Most importantly, as depicted by the author, a few equally easy means helped in bringing a better more equitable and just society compared to what was experienced before the war, for example, there was nationalization of major industries, banks, railways, mines, and land as well as incomes limitation on a defined scale whereby the highest income earner did not show a great margin in regards to the lowest. Besides, there was an educational system reform through democratic lines by prohibiting private education thus learners received similar education. Thus the war brought about uniform treatment on the people who survived it.

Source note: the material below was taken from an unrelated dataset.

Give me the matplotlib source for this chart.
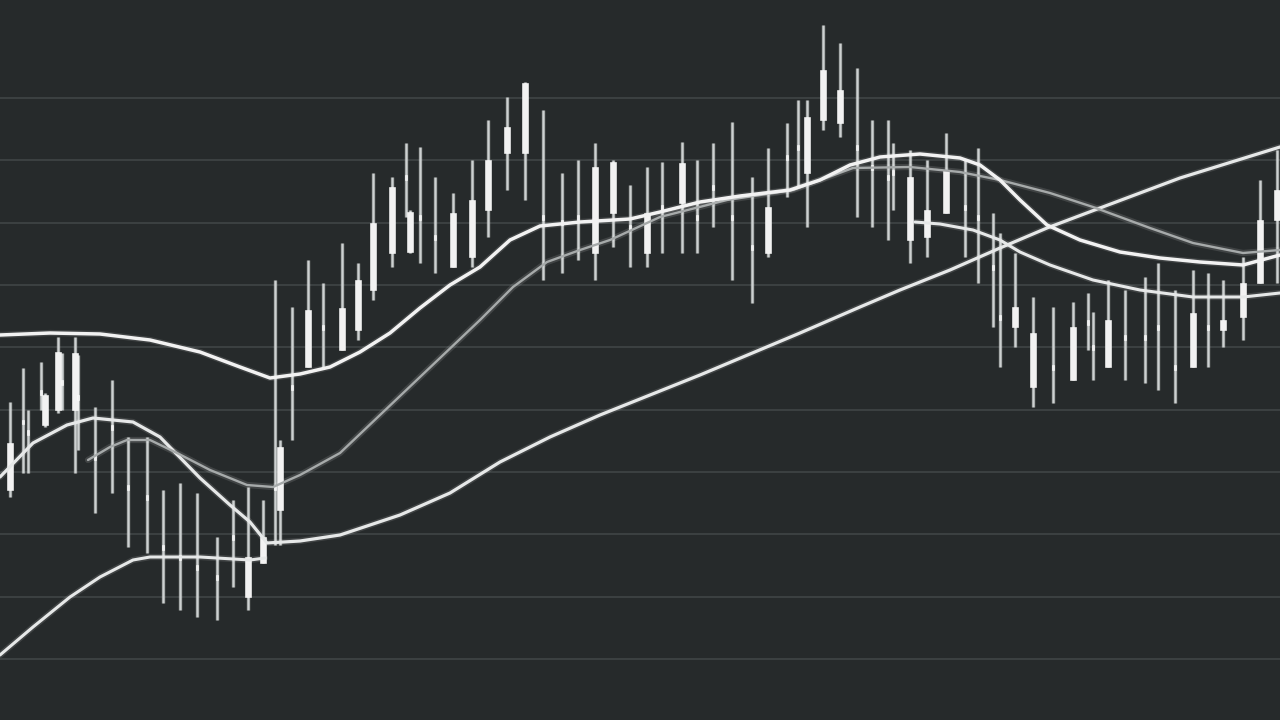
import matplotlib
matplotlib.use("Agg")
import matplotlib.pyplot as plt
import matplotlib.patheffects as pe
import numpy as np

# ---- candle data (time, open, high, low, close) ----
t = [10, 23, 28, 41, 45, 58, 62, 75, 78, 95, 112, 128, 147, 163, 180, 197, 217, 233, 248, 263,
     275, 280, 292, 308, 323, 342, 358, 373, 392, 406, 410, 420, 435, 453, 472, 488, 507, 525, 543, 562,
     578, 595, 613, 630, 647, 662, 682, 697, 713, 732, 752, 768, 787, 798, 807, 823, 840, 857, 872, 888,
     893, 910, 927, 946, 965, 978, 993, 1000, 1015, 1033, 1053, 1073, 1088, 1093, 1108, 1125, 1145, 1158, 1175, 1193,
     1208, 1223, 1243, 1260, 1277]
high = [318, 352, 310, 358, 327, 383, 367, 383, 365, 313, 340, 283, 283, 230, 237, 227, 183, 220, 233, 220,
        440, 280, 413, 460, 437, 477, 457, 547, 543, 577, 510, 573, 543, 527, 560, 600, 623, 638, 610, 547,
        560, 577, 560, 535, 553, 558, 578, 560, 577, 598, 543, 572, 597, 620, 620, 695, 677, 652, 600, 600,
        577, 570, 560, 587, 560, 572, 507, 487, 467, 423, 413, 418, 427, 408, 440, 430, 443, 457, 430, 450,
        447, 440, 463, 540, 570]
low = [223, 247, 247, 310, 293, 307, 310, 247, 270, 207, 227, 173, 167, 117, 110, 103, 100, 133, 110, 157,
       175, 175, 280, 353, 353, 370, 380, 420, 453, 503, 467, 457, 447, 453, 453, 483, 530, 520, 440, 447,
       460, 440, 473, 453, 453, 467, 467, 467, 493, 440, 417, 463, 523, 533, 493, 590, 583, 503, 493, 480,
       510, 457, 463, 507, 463, 437, 393, 353, 373, 313, 317, 340, 370, 340, 353, 340, 337, 330, 317, 353,
       353, 373, 380, 437, 437]
open_ = [230, 296, 285, 325, 295, 310, 335, 310, 320, 260, 290, 230, 220, 170, 160, 150, 140, 180, 123, 157,
         230, 210, 330, 353, 390, 370, 390, 430, 467, 540, 468, 500, 480, 453, 463, 510, 567, 567, 500, 495,
         500, 467, 507, 490, 467, 510, 517, 500, 530, 500, 470, 467, 560, 570, 547, 600, 597, 570, 550, 540,
         545, 480, 483, 507, 510, 500, 450, 400, 393, 333, 350, 340, 395, 370, 353, 380, 380, 390, 350, 353,
         390, 390, 403, 437, 500]
close = [277, 300, 290, 330, 325, 368, 340, 367, 325, 265, 295, 235, 225, 175, 165, 155, 145, 185, 163, 183,
         235, 273, 335, 410, 395, 412, 440, 497, 533, 545, 508, 505, 485, 507, 520, 560, 593, 637, 505, 500,
         505, 553, 558, 495, 507, 515, 557, 505, 535, 505, 475, 513, 565, 575, 603, 650, 630, 575, 555, 545,
         550, 543, 510, 550, 515, 505, 455, 405, 413, 387, 355, 393, 400, 375, 400, 385, 385, 395, 355, 407,
         395, 400, 437, 500, 530]

# ---- moving-average style curves (time, value) ----
ma1_t = [0, 50, 100, 150, 200, 240, 270, 300, 330, 360, 390, 420, 450, 480, 510, 540, 580, 630, 660,
         700, 740, 790, 820, 850, 880, 920, 960, 980, 1000, 1020, 1047, 1080, 1120, 1160, 1200, 1243, 1280]
ma1 = [385, 387, 386, 380, 368, 353, 342, 346, 353, 368, 387, 412, 435, 453, 480, 494, 498, 501, 508,
       518, 524, 530, 540, 555, 563, 566, 562, 555, 540, 520, 495, 480, 468, 462, 458, 455, 465]

ma2_t = [88, 110, 127, 150, 177, 210, 247, 273, 300, 340, 380, 420, 480, 513, 547, 580, 610, 660, 727,
         793, 853, 910, 960, 1000, 1050, 1093, 1150, 1193, 1243, 1280]
ma2 = [260, 273, 280, 280, 267, 250, 235, 233, 245, 267, 305, 343, 400, 433, 458, 470, 480, 503, 520,
       530, 552, 553, 548, 540, 527, 513, 492, 477, 467, 470]

ma3_t = [915, 940, 973, 1000, 1020, 1050, 1093, 1140, 1193, 1243, 1280]
ma3 = [498, 496, 490, 480, 468, 455, 440, 430, 423, 423, 427]

ma4_t = [0, 33, 67, 93, 133, 160, 200, 230, 250, 267, 300, 340, 400, 450, 500, 550, 600, 650, 700,
         750, 800, 860, 900, 950, 1000, 1047, 1100, 1180, 1280]
ma4 = [243, 277, 295, 302, 298, 283, 242, 215, 198, 177, 179, 185, 205, 227, 258, 283, 305, 325, 345,
       366, 387, 413, 430, 450, 472, 492, 512, 542, 573]

ma5_t = [0, 33, 70, 100, 133, 150, 200, 250, 265]
ma5 = [65, 93, 123, 143, 160, 163, 163, 160, 162]

grid_levels = [61, 123, 186, 248, 310, 373, 435, 497, 560, 622]

BG = '#262a2b'
fig = plt.figure(figsize=(12.8, 7.2), dpi=100)
fig.patch.set_facecolor(BG)
ax = fig.add_axes([0, 0, 1, 1])
ax.set_facecolor(BG)
ax.set_xlim(0, 1280)
ax.set_ylim(0, 720)

for g in grid_levels:
    ax.axhline(g, color='#3c4142', lw=1.4, zorder=0)

glow = [pe.Stroke(linewidth=4.5, foreground='#ffffff', alpha=0.12), pe.Normal()]

ax.vlines(t, low, high, color='#cdd1d1', lw=1.8, zorder=2,
          path_effects=[pe.Stroke(linewidth=3.5, foreground='#ffffff', alpha=0.1), pe.Normal()])
o = np.array(open_)
c = np.array(close)
bottoms = np.minimum(o, c)
heights = np.abs(c - o)
widths = np.where(heights >= 10, 5.5, 2.2)
ax.bar(t, heights, bottom=bottoms, width=widths, color='#f2f2f2', edgecolor='#ffffff',
       linewidth=0.4, zorder=3)

ax.plot(ma5_t, ma5, color='#e6e8e8', lw=2.2, zorder=4, solid_capstyle='round', path_effects=glow)
ax.plot(ma4_t, ma4, color='#e6e8e8', lw=2.3, zorder=4, solid_capstyle='round', path_effects=glow)
ax.plot(ma2_t, ma2, color='#a6aaaa', lw=1.7, zorder=4, solid_capstyle='round', path_effects=glow)
ax.plot(ma3_t, ma3, color='#e6e8e8', lw=2.2, zorder=4, solid_capstyle='round', path_effects=glow)
ax.plot(ma1_t, ma1, color='#f2f2f2', lw=2.5, zorder=5, solid_capstyle='round', path_effects=glow)

ax.axis('off')
fig.savefig('out.png', dpi=100, facecolor=BG)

I disagree with Hayek on his argument that the World War II resulted to positive effects because he states that by the time Orwell published his work, his philosophy on collectivist, which was against the exaggerations painted on the positive effects of the outcomes of the World War II as an intellectual orthodoxy that any Britain would dissent, different arguments and evidences were given by other writers like Oscar Wilde and Bernard Shaw, on their incontrovertible acceptance that was obviously true that poverty turned out to be the inescapable consequence of the war and that “one person’s wealth was another individual’s destitution.” In addition, John Ruskin had developed his argument stating that a labor market was both a misery and unnecessary production arguing that various wages were set in reference to an abstract meaning that all the wages were determined by the job value conception resulting to irrational, unjust, and often harsh variations that the people were exposed to (Hayek, 44).

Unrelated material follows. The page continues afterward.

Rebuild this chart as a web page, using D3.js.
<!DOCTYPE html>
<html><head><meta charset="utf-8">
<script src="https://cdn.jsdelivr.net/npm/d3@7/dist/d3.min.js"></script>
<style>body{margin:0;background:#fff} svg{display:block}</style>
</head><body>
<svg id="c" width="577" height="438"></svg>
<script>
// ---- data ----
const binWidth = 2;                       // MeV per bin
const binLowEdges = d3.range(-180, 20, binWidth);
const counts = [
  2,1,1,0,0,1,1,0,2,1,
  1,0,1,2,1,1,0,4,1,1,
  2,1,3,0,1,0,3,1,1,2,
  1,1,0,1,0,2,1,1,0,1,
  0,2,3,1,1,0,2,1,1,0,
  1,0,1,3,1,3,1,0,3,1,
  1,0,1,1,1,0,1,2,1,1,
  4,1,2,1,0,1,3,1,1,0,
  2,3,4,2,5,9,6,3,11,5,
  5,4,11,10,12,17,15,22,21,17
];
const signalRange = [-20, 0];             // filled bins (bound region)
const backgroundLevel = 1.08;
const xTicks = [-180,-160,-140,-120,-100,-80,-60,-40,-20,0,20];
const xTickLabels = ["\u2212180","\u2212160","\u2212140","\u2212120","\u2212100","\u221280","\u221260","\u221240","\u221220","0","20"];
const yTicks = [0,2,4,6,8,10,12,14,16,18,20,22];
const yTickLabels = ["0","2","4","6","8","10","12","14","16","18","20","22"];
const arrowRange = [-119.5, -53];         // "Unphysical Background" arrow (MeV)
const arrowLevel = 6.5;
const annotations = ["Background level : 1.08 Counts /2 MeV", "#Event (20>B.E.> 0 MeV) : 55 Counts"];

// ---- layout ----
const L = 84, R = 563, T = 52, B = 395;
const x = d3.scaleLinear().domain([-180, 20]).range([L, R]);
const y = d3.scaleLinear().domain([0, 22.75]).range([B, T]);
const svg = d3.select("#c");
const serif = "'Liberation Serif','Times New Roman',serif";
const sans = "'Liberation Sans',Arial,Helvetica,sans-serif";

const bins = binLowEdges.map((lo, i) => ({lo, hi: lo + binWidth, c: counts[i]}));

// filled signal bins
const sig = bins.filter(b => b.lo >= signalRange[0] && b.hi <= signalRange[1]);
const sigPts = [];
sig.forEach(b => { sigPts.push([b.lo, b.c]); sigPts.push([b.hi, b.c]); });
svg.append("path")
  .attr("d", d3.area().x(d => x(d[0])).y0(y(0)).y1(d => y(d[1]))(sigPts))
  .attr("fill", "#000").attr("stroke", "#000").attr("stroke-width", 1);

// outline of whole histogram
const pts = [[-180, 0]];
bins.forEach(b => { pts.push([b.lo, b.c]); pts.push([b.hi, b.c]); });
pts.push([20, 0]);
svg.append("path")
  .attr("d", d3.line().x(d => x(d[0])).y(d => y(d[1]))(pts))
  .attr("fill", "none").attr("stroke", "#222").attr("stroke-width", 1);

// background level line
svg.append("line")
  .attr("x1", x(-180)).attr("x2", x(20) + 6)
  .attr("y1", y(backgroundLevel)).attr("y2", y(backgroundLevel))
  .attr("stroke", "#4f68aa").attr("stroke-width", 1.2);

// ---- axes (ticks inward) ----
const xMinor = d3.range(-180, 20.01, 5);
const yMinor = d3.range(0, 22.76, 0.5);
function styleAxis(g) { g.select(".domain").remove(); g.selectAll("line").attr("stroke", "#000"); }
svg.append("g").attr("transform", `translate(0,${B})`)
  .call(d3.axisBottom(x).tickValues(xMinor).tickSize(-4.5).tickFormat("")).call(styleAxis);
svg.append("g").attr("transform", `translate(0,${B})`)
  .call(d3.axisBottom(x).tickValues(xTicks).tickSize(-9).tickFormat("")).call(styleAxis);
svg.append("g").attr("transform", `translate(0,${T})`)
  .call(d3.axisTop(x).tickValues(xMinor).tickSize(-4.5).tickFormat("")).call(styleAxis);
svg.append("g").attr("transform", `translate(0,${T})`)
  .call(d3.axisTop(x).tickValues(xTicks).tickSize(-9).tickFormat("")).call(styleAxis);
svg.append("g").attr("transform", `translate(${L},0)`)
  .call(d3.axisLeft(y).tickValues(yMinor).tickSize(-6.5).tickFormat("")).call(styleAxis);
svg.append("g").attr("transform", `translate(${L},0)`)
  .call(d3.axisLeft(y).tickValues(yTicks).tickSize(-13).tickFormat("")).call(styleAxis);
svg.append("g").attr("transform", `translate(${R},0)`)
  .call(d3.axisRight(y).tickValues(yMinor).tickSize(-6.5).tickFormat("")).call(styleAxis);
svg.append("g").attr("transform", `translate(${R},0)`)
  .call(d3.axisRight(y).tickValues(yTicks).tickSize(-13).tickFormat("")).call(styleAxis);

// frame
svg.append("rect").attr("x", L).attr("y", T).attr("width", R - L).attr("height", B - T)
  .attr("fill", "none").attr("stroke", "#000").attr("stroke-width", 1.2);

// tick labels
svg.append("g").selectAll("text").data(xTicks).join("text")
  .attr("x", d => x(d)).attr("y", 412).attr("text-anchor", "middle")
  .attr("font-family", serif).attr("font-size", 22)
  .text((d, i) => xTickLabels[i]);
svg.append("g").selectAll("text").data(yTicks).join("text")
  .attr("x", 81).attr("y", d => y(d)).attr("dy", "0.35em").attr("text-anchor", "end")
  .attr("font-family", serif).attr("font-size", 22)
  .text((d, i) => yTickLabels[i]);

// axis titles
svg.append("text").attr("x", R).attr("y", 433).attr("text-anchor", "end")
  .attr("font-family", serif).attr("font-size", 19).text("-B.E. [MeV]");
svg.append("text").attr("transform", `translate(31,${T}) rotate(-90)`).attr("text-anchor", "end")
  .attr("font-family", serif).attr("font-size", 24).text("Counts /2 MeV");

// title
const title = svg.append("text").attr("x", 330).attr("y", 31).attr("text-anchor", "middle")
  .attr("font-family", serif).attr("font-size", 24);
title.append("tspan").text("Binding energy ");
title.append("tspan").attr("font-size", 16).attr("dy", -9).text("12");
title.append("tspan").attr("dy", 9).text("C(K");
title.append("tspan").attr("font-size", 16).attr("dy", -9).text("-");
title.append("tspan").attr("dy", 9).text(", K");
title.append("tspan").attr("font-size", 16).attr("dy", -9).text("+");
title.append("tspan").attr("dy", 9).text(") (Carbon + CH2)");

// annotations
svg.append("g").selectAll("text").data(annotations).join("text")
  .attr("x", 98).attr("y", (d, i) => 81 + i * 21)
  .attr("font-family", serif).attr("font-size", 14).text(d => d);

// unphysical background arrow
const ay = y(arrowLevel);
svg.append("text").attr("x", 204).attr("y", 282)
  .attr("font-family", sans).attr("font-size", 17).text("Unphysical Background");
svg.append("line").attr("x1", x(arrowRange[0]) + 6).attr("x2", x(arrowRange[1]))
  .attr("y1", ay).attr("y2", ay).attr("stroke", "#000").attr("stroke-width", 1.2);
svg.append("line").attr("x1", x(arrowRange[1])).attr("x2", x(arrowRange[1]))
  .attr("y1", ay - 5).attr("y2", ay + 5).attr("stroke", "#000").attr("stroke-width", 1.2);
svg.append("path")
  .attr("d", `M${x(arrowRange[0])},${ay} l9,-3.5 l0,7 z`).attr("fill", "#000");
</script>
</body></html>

Additionally, in proving that the war did not bring out positive effects, Ruskin wrote that there are still jobs with wages that a fixed by an estimated moral appropriateness notion. For example, Ruskin observed that the United States president salary is not usually set in reference to the labor market vagaries, nor set according to the number of candidates for the post, which sometimes results to the wage being doubled or halved, showing that the wages in the United States are not fixed and have not until today ceased to be the determining factor (Hayek, 23). Through this way, the economy is being demonetized, with the impersonal money medium being taken in the services and goods allocation through political connection and personal influence.

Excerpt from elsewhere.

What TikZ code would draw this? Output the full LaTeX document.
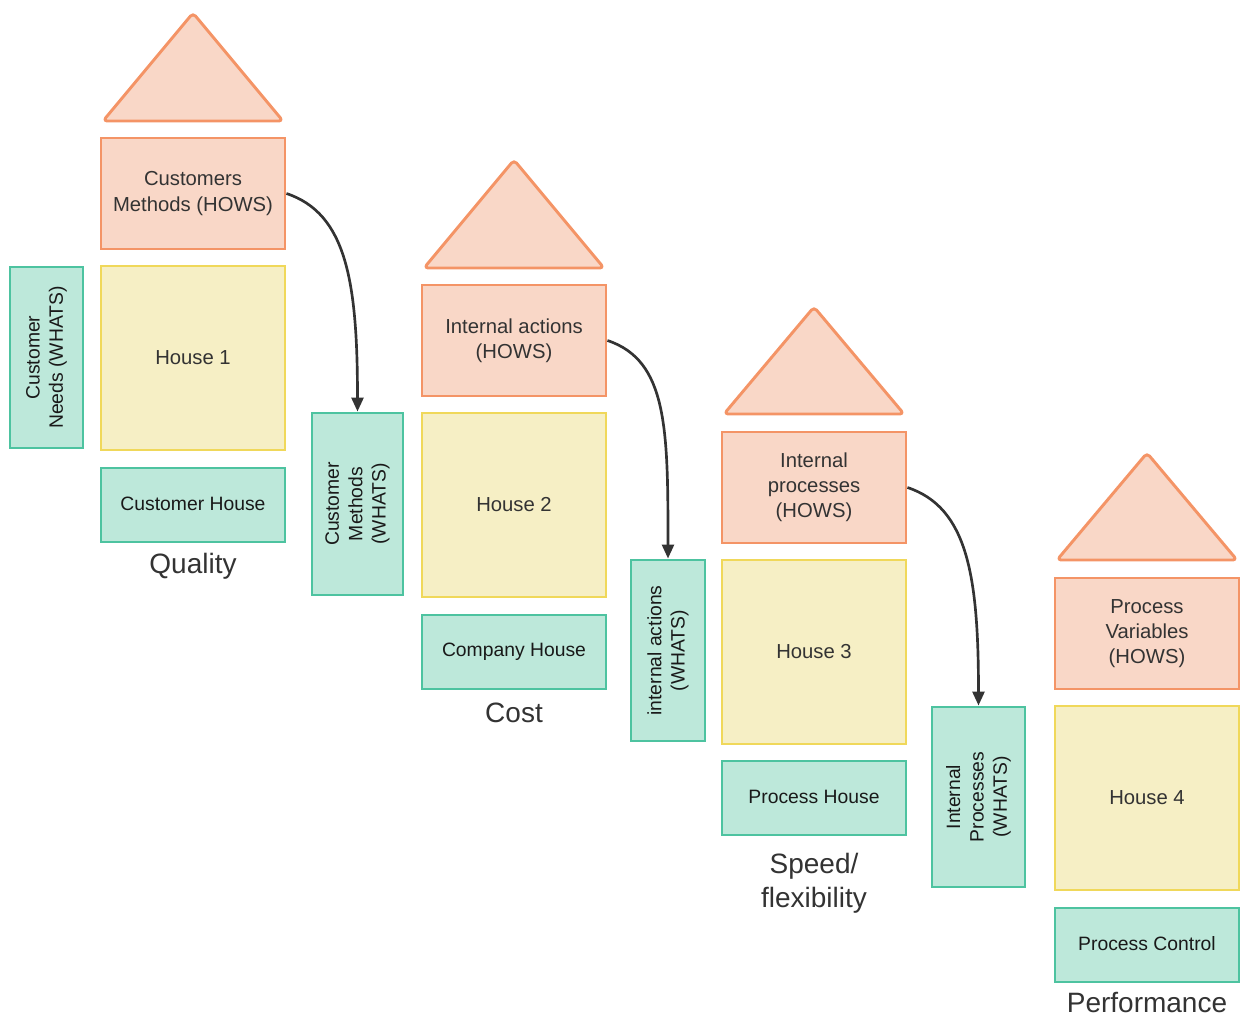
\documentclass[tikz,border=0pt]{standalone}
\usepackage{fontspec}
\setmainfont{Liberation Sans}
\usetikzlibrary{arrows.meta}
\definecolor{howfill}{HTML}{F9D7C7}
\definecolor{howline}{HTML}{F49466}
\definecolor{housefill}{HTML}{F6EFC5}
\definecolor{houseline}{HTML}{F0D85A}
\definecolor{whatfill}{HTML}{BDE8DA}
\definecolor{whatline}{HTML}{4DC3A0}
\definecolor{ink}{HTML}{333333}
\newcommand\lifted[1]{\raisebox{2.2pt}{#1}}
\tikzset{
  base/.style={draw, line width=2.2pt, inner sep=0pt, align=center,
    font=\fontsize{15.2}{18.9}\selectfont, text=ink},
  hows/.style={base, fill=howfill, draw=howline,
    minimum width={184*0.75pt}, minimum height={111*0.75pt}},
  house/.style={base, fill=housefill, draw=houseline,
    minimum width={184*0.75pt}, minimum height={184*0.75pt}},
  bottombox/.style={base, fill=whatfill, draw=whatline, text=black!90,
    font=\fontsize{14.5}{18}\selectfont,
    minimum width={184*0.75pt}, minimum height={74*0.75pt}},
  whats/.style={base, fill=whatfill, draw=whatline, text=black!90, rotate=90,
    font=\fontsize{14.5}{17.5}\selectfont},
  roof/.style={fill=howfill, draw=howline, line width=2.2pt, rounded corners=3pt, line join=round},
  caption/.style={align=center, text=ink, font=\fontsize{21}{25.5}\selectfont},
  link/.style={draw=ink, line width=2pt, -{Triangle[length=10.5pt,width=9pt]}}
}
\begin{document}
\begin{tikzpicture}[x=0.75pt, y=-0.75pt]
\useasboundingbox (0,0) rectangle (1240,1017);

% --- house 1: quality
\draw[roof] (193,13) -- (283,121) -- (103,121) -- cycle;
\node[hows] (h1) at (193,193.5) {Customers\\Methods (HOWS)};
\node[house] (m1) at (193,358) {House 1};
\node[bottombox] (b1) at (193,505) {\lifted{Customer House}};
\node[caption] (c1) at (193,566) {Quality};

% --- house 2: cost
\draw[roof] (514,160) -- (604,268) -- (424,268) -- cycle;
\node[hows] (h2) at (514,340.5) {Internal actions\\(HOWS)};
\node[house] (m2) at (514,505) {House 2};
\node[bottombox] (b2) at (514,652) {\lifted{Company House}};
\node[caption] (c2) at (514,713) {Cost};

% --- house 3: speed / flexibility
\draw[roof] (814,307) -- (904,414) -- (724,414) -- cycle;
\node[hows] (h3) at (814,487.5) {Internal\\processes\\(HOWS)};
\node[house] (m3) at (814,652) {House 3};
\node[bottombox] (b3) at (814,798) {\lifted{Process House}};
\node[caption] (c3) at (814,883) {Speed/\\flexibility};

% --- house 4: performance
\draw[roof] (1147,453) -- (1237,560) -- (1057,560) -- cycle;
\node[hows] (h4) at (1147,633.5) {Process\\Variables\\(HOWS)};
\node[house] (m4) at (1147,798) {House 4};
\node[bottombox] (b4) at (1147,945) {\lifted{Process Control}};
\node[caption] (c4) at (1147,1002) {Performance};

% --- WHATS columns (rotated, so width/height are swapped)
\node[whats, minimum width={181*0.75pt}, minimum height={73*0.75pt}] (w0) at (46.5,357.5) {Customer\\Needs (WHATS)};
\node[whats, minimum width={182*0.75pt}, minimum height={91*0.75pt}] (w1) at (357.5,504) {Customer\\Methods\\(WHATS)};
\node[whats, minimum width={181*0.75pt}, minimum height={74*0.75pt}] (w2) at (668,650.5) {internal actions\\(WHATS)};
\node[whats, minimum width={180*0.75pt}, minimum height={93*0.75pt}] (w3) at (978.5,797) {Internal\\Processes\\(WHATS)};

% --- hand-over arrows: HOWS of one house become WHATS of the next
\draw[link] (h1.east) .. controls +(60,20) and +(0,-130) .. (w1.east);
\draw[link] (h2.east) .. controls +(60,20) and +(0,-130) .. (w2.east);
\draw[link] (h3.east) .. controls +(60,20) and +(0,-130) .. (w3.east);
\end{tikzpicture}
\end{document}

According to Hayek, he thought he had noticed a very important change with the British people’s character. For example, he noticed a shift in the moral concerns of the people. Additionally in his view, he explained that it was the world as a whole or the state of society that absorbed the moral passion and not their personal conduct. However, it is with a lot of doubt whether the approach of 50 years in relation to collectivism has led to higher moral standards or if the change stated has been directed to the opposite direction, he explains. For example, it is the city council’s duty to ensure the cities are kept clean and therefore, my personal actions towards this responsibility is considered morally irrelevant. He included the sense of irony and it caused inheritance of limitations of people’s existence. From Hayek’s description of the British, one can tell that they have sadly changed. All they want is uniformity according to him and in case of anything they are ready to impose informally.

Works Cited

Hayek, Friedrich August. The road to serfdom: Text and documents: The definitive edition. Routledge, 2014.